By selecting the remote logistics multiplier of 1.10, the calculator automatically adjusts processing costs, honoring the reality that fuel, reagents, and spare parts must travel greater distances. This approach ties financial modeling to operational constraints, creating a more defensible investment memorandum.

Forecasting Multi-Year Profitability

A meaningful feasibility study spans multiple years, capturing not just annual margins but the effect of sustaining capital, tailings expansions, and changing royalties. The production horizon dropdown lets users select one, five, or ten-year averages. In practice, analysts can extend this by exporting results and linking them to discounted cash flow models. The objective is to transform raw calculations into decisions on whether to proceed, defer, or redesign the project.

Scenario Planning with Realistic Assumptions

Consider two scenarios using the calculator:

• Scenario A: 500,000 tons/year, 3.1 g/t, 93% recovery, $60/gram price, $40/ton processing cost, 45 kWh/ton at $0.12/kWh, labor $30,000 per shift with 540 shifts, capex $25 million, 5% royalty, remote logistics multiplier.
• Scenario B: 420,000 tons/year, 2.2 g/t, 88% recovery, $55/gram price, $52/ton processing cost, 60 kWh/ton at $0.14/kWh, labor $32,000 per shift with 500 shifts, capex $18 million, 7% royalty, frontier regulatory multiplier.

The profitability landscape differs dramatically. Scenario A benefits from higher grade and better recovery, offsetting remote costs, whereas Scenario B suffers under heavier energy spending and larger royalty drag. Comparing scenarios side by side ensures board members grasp the causal levers behind headline profit numbers.

Scenario Comparison

Metric	Scenario A	Scenario B
Recovered Metal (kg)	1,442	815
Revenue ($M)	86.5	44.8
Total Operating Cost ($M)	48.9	39.6
Royalty Outflow ($M)	4.3	3.1
Pre-tax Profit ($M)	33.3	2.1
Profit Margin	38.5%	4.7%

These values illustrate why grade and recovery remain the primary profit drivers.

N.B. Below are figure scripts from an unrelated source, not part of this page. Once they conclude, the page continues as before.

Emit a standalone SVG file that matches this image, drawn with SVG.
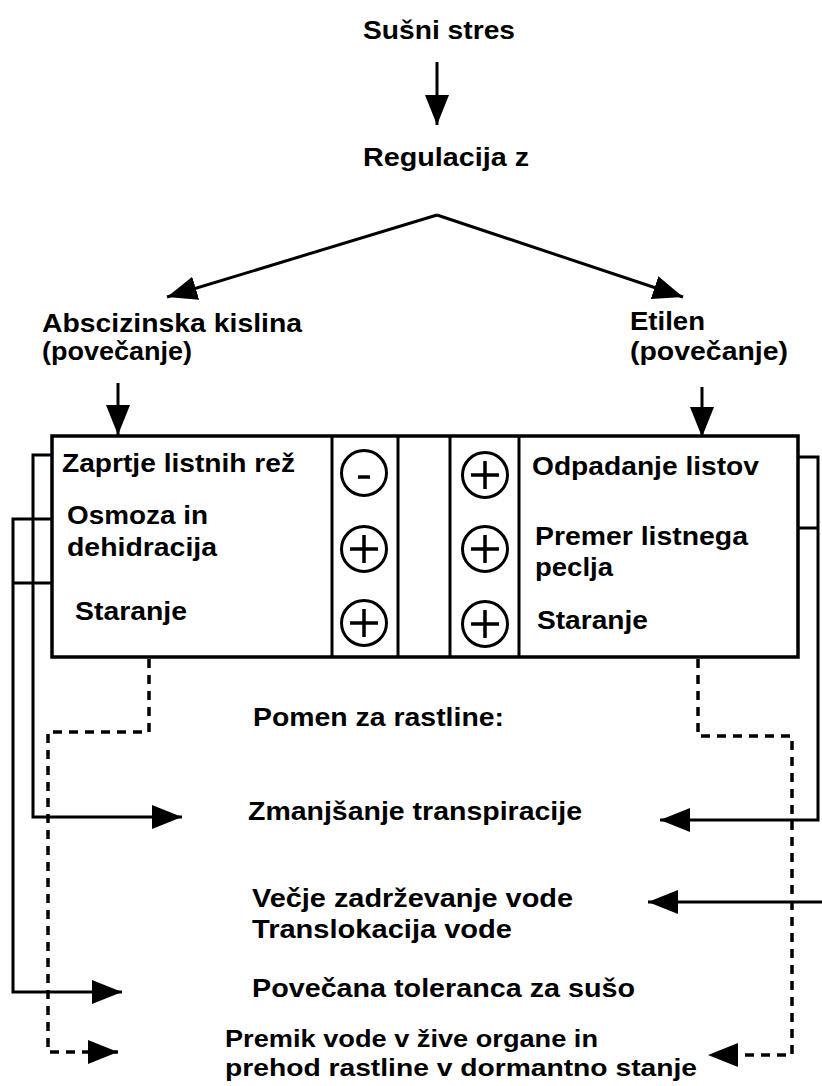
<svg xmlns="http://www.w3.org/2000/svg" width="822" height="1086" viewBox="0 0 822 1086">
<style>
text{font-family:"Liberation Sans",Arial,sans-serif;font-weight:bold;font-size:25px;fill:#000}
.sm{font-size:24px}
.ln{fill:none;stroke:#000;stroke-width:3}
.ds{fill:none;stroke:#000;stroke-width:3.5;stroke-dasharray:9 7}
.box{fill:#fff;stroke:#000;stroke-width:3.5}
.sep{stroke:#000;stroke-width:3}
.c{fill:#fff;stroke:#000;stroke-width:3}
.sg{stroke:#000;stroke-width:3.5}
</style>
<defs>
<marker id="ah" markerUnits="userSpaceOnUse" markerWidth="30" markerHeight="24" refX="30" refY="12" orient="auto">
<path d="M0,0 L30,12 L0,24 Z" fill="#000"/>
</marker>
</defs>
<rect width="822" height="1086" fill="#fff"/>
<g id="connectors">
<path class="ln" d="M437,62 V125" marker-end="url(#ah)"/>
<path class="ln" d="M437,215 L167,297" marker-end="url(#ah)"/>
<path class="ln" d="M437,215 L683,297" marker-end="url(#ah)"/>
<path class="ln" d="M118,383 V435" marker-end="url(#ah)"/>
<path class="ln" d="M702,387 V437" marker-end="url(#ah)"/>
<path class="ln" d="M52,455 H33 V817 H182" marker-end="url(#ah)"/>
<path class="ln" d="M52,519 H13 V992 H122" marker-end="url(#ah)"/>
<path class="ln" d="M52,583 H13"/>
<path class="ln" d="M798,457 H818 V820 H660" marker-end="url(#ah)"/>
<path class="ln" d="M798,528 H818"/>
<path class="ln" d="M822,902 H648" marker-end="url(#ah)"/>
<path class="ds" d="M149,659 V732 H48 V1052 H118" marker-end="url(#ah)"/>
<path class="ds" d="M698,659 V736 H792 V1055 H708" marker-end="url(#ah)"/>
</g>
<g id="top">
<text x="363" y="39" textLength="152" lengthAdjust="spacingAndGlyphs">Sušni stres</text>
<text x="363" y="166" textLength="166" lengthAdjust="spacingAndGlyphs">Regulacija z</text>
</g>
<g id="aba">
<text x="42" y="332" textLength="260" lengthAdjust="spacingAndGlyphs">Abscizinska kislina</text>
<text x="42" y="360" textLength="150" lengthAdjust="spacingAndGlyphs">(povečanje)</text>
</g>
<g id="etilen">
<text x="630" y="330" textLength="75" lengthAdjust="spacingAndGlyphs">Etilen</text>
<text x="630" y="360" textLength="158" lengthAdjust="spacingAndGlyphs">(povečanje)</text>
</g>
<g id="box">
<rect class="box" x="52" y="436" width="746" height="221"/>
<line class="sep" x1="332" y1="436" x2="332" y2="657"/>
<line class="sep" x1="398" y1="436" x2="398" y2="657"/>
<line class="sep" x1="450" y1="436" x2="450" y2="657"/>
<line class="sep" x1="519" y1="436" x2="519" y2="657"/>
<text x="62" y="472" textLength="233" lengthAdjust="spacingAndGlyphs">Zaprtje listnih rež</text>
<text x="67" y="524" textLength="141" lengthAdjust="spacingAndGlyphs">Osmoza in</text>
<text x="67" y="556" textLength="150" lengthAdjust="spacingAndGlyphs">dehidracija</text>
<text x="75" y="620" textLength="112" lengthAdjust="spacingAndGlyphs">Staranje</text>
<text x="532" y="475" textLength="227" lengthAdjust="spacingAndGlyphs">Odpadanje listov</text>
<text x="535" y="545" textLength="213" lengthAdjust="spacingAndGlyphs">Premer listnega</text>
<text x="535" y="576" textLength="78" lengthAdjust="spacingAndGlyphs">peclja</text>
<text x="537" y="629" textLength="111" lengthAdjust="spacingAndGlyphs">Staranje</text>
<circle class="c" cx="364" cy="473" r="22.5"/>
<line class="sg" x1="358" y1="477" x2="370" y2="477" stroke-width="5"/>
<circle class="c" cx="364" cy="549" r="22.5"/>
<path class="sg" d="M350,549 H378 M364,535 V563"/>
<circle class="c" cx="364" cy="623" r="22.5"/>
<path class="sg" d="M350,623 H378 M364,609 V637"/>
<circle class="c" cx="485" cy="475" r="22.5"/>
<path class="sg" d="M471,475 H499 M485,461 V489"/>
<circle class="c" cx="485" cy="549" r="22.5"/>
<path class="sg" d="M471,549 H499 M485,535 V563"/>
<circle class="c" cx="485" cy="624" r="22.5"/>
<path class="sg" d="M471,624 H499 M485,610 V638"/>
</g>
<g id="effects">
<text x="253" y="726" textLength="251" lengthAdjust="spacingAndGlyphs">Pomen za rastline:</text>
<text x="248" y="820" textLength="334" lengthAdjust="spacingAndGlyphs">Zmanjšanje transpiracije</text>
<text x="252" y="907" textLength="321" lengthAdjust="spacingAndGlyphs">Večje zadrževanje vode</text>
<text x="252" y="938" textLength="260" lengthAdjust="spacingAndGlyphs">Translokacija vode</text>
<text x="252" y="997" textLength="383" lengthAdjust="spacingAndGlyphs">Povečana toleranca za sušo</text>
<text class="sm" x="225" y="1047" textLength="373" lengthAdjust="spacingAndGlyphs">Premik vode v žive organe in</text>
<text class="sm" x="225" y="1076" textLength="472" lengthAdjust="spacingAndGlyphs">prehod rastline v dormantno stanje</text>
</g>
</svg>
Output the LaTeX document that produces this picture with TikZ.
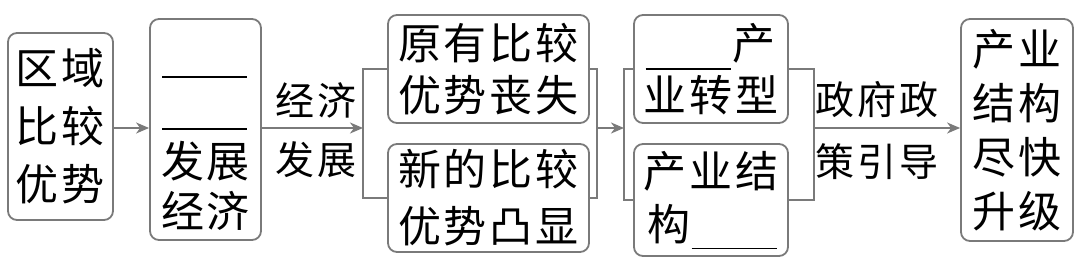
\documentclass[tikz,border=0pt]{standalone}
\usepackage{fontspec}
\newfontfamily\cjk{Noto Sans CJK SC}
\usetikzlibrary{arrows.meta}
\newcommand\cc[1]{\makebox[46pt]{#1}}
\newcommand\lc[1]{\makebox[42pt]{#1}}
\definecolor{lg}{HTML}{7A7A7A}
\begin{document}
\begin{tikzpicture}[x=1pt,y=-1pt,
  box/.style={draw=lg,line width=1.8pt,rounded corners=9pt,inner sep=0pt,align=center},
  txt/.style={inner sep=0pt,align=center},
  link/.style={draw=lg,line width=1.8pt},
  arr/.style={link,-{Stealth[length=13pt,width=11pt,inset=4pt]}},
  blank/.style={draw=black,line width=1.4pt}]
\useasboundingbox (0,0) rectangle (1080,259);
% boxes
\node[box,minimum width=105pt,minimum height=187pt,font=\cjk\fontsize{43}{58}\selectfont] (b1) at (60.5,126.5)
  {\cc{区}\cc{域}\\\cc{比}\cc{较}\\\cc{优}\cc{势}};
\node[box,minimum width=111pt,minimum height=221pt] (b2) at (205.5,129.5) {};
\node[txt,font=\cjk\fontsize{43}{50}\selectfont] (b2t) at (205.5,186) {\cc{发}\cc{展}\\\cc{经}\cc{济}};
\node[box,minimum width=201pt,minimum height=108pt,font=\cjk\fontsize{43}{52}\selectfont] (b3) at (488.5,69)
  {\cc{原}\cc{有}\cc{比}\cc{较}\\\cc{优}\cc{势}\cc{丧}\cc{失}};
\node[box,minimum width=201pt,minimum height=108pt,font=\cjk\fontsize{43}{57}\selectfont] (b4) at (488.5,198)
  {\cc{新}\cc{的}\cc{比}\cc{较}\\\cc{优}\cc{势}\cc{凸}\cc{显}};
\node[box,minimum width=154pt,minimum height=108pt,font=\cjk\fontsize{43}{52}\selectfont] (b5) at (711,69)
  {\rule[-10.5pt]{85pt}{1.5pt}\cc{产}\\\cc{业}\cc{转}\cc{型}};
\node[box,minimum width=154pt,minimum height=112pt,font=\cjk\fontsize{43}{53}\selectfont] (b6) at (711,200)
  {\cc{产}\cc{业}\cc{结}\\\cc{构}\rule[-9pt]{85pt}{1.5pt}};
\node[box,minimum width=112pt,minimum height=222pt,font=\cjk\fontsize{43}{54}\selectfont] (b7) at (1017,130)
  {\cc{产}\cc{业}\\\cc{结}\cc{构}\\\cc{尽}\cc{快}\\\cc{升}\cc{级}};
% blanks in box 2
\coordinate (r1a) at (162,77); \coordinate (r1b) at (247,77);
\coordinate (r2a) at (162,129); \coordinate (r2b) at (247,129);
\draw[blank] (r1a) -- (r1b);
\draw[blank] (r2a) -- (r2b);
% labels
\node[txt,font=\cjk\fontsize{39}{40}\selectfont] (l1) at (316,100) {\lc{经}\lc{济}};
\node[txt,font=\cjk\fontsize{39}{40}\selectfont] (l2) at (316,160) {\lc{发}\lc{展}};
\node[txt,font=\cjk\fontsize{39}{40}\selectfont] (l3) at (877,100) {\lc{政}\lc{府}\lc{政}};
\node[txt,font=\cjk\fontsize{39}{40}\selectfont] (l4) at (877,162) {\lc{策}\lc{引}\lc{导}};
% junctions
\coordinate (jL) at (363,128);
\coordinate (jR) at (597,128);
\coordinate (jL2) at (624,128);
\coordinate (jR2) at (814,128);
% connectors
\draw[arr] (b1.east |- 0,128) -- (b2.west |- 0,128);
\draw[arr] (b2.east |- jL) -- (jL);
\draw[link] (b3.west) -| (jL) |- (b4.west);
\draw[link] (b3.east) -| (jR) |- (b4.east);
\draw[arr] (jR) -- (jL2);
\draw[link] (b5.west) -| (jL2) |- (b6.west);
\draw[link] (b5.east) -| (jR2) |- (b6.east);
\draw[arr] (jR2) -- (b7.west |- jR2);
\end{tikzpicture}
\end{document}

Without them, even disciplined cost control cannot rescue a project. Analysts should perform additional cases incorporating hedging or alternative processing routes such as pressure oxidation to improve recovery.

Integrating Public Data for Due Diligence

Reliable assumptions often come from public datasets. The United States Geological Survey publishes yearly mineral commodity summaries with reserve grades and production costs, helping calibrate your calculator inputs. For energy costs, the U.S. Energy Information Administration provides forecasts that can be converted into $/kWh values for diesel generation or grid power. When combined with jurisdictional royalty schedules from provincial or federal agencies, the calculator becomes a defensible platform for investment committees.

Due diligence teams also cross-check labor assumptions with national salary surveys and review environmental permitting requirements that may add closure bonds or reclamation accruals. These can be included in the model as either additional per-ton costs or annualized capital. Transparency of data sources is essential—auditors and lenders will challenge numbers that cannot be traced to reputable publications.

Advanced Uses: Sensitivity and Stress Testing

With baseline numbers set, a profitability calculator can model price shocks, grade variability, and scheduling delays. Popular stress tests include:

• Reducing commodity price by 20% to ensure debt service remains feasible.
• Increasing energy prices in line with historical spikes to test off-grid sites.
• Lowering recovery by 3% to simulate unplanned maintenance or reagent shortages.
• Applying higher royalty brackets triggered when prices exceed government thresholds.

Executing these stress tests before financing is secured guards against capital overruns. It also encourages operators to adopt technology upgrades like high-pressure grinding rolls or renewable microgrids that can stabilize costs over the life of mine.

Best Practices for Presenting Calculator Results

Results should be formatted into investor-ready summaries showing revenue, cost stack, margin, ROI, and break-even grade. Visualizations, such as the cost vs. revenue chart generated within this calculator, help senior executives quickly interpret where value is created. Supporting narratives should explain assumption rationale, citing pilot plant data or government statistics to reinforce confidence.

For compliance, maintain a change log each time inputs are updated. This audit trail is critical when regulators or financing partners revisit the model months later. Additionally, consider exporting calculator outputs into a discounted cash flow model to derive Net Present Value (NPV) and Internal Rate of Return (IRR), metrics frequently referenced in feasibility studies submitted to agencies like the U.S. Bureau of Land Management.

Ultimately, a mine profitability calculator is more than a spreadsheet. It is a decision support system that synthesizes geology, metallurgy, operations, and finance into one aligned narrative. When paired with trustworthy datasets and rigorous documentation, it can accelerate project approval timelines and reduce capital risk across the mining lifecycle.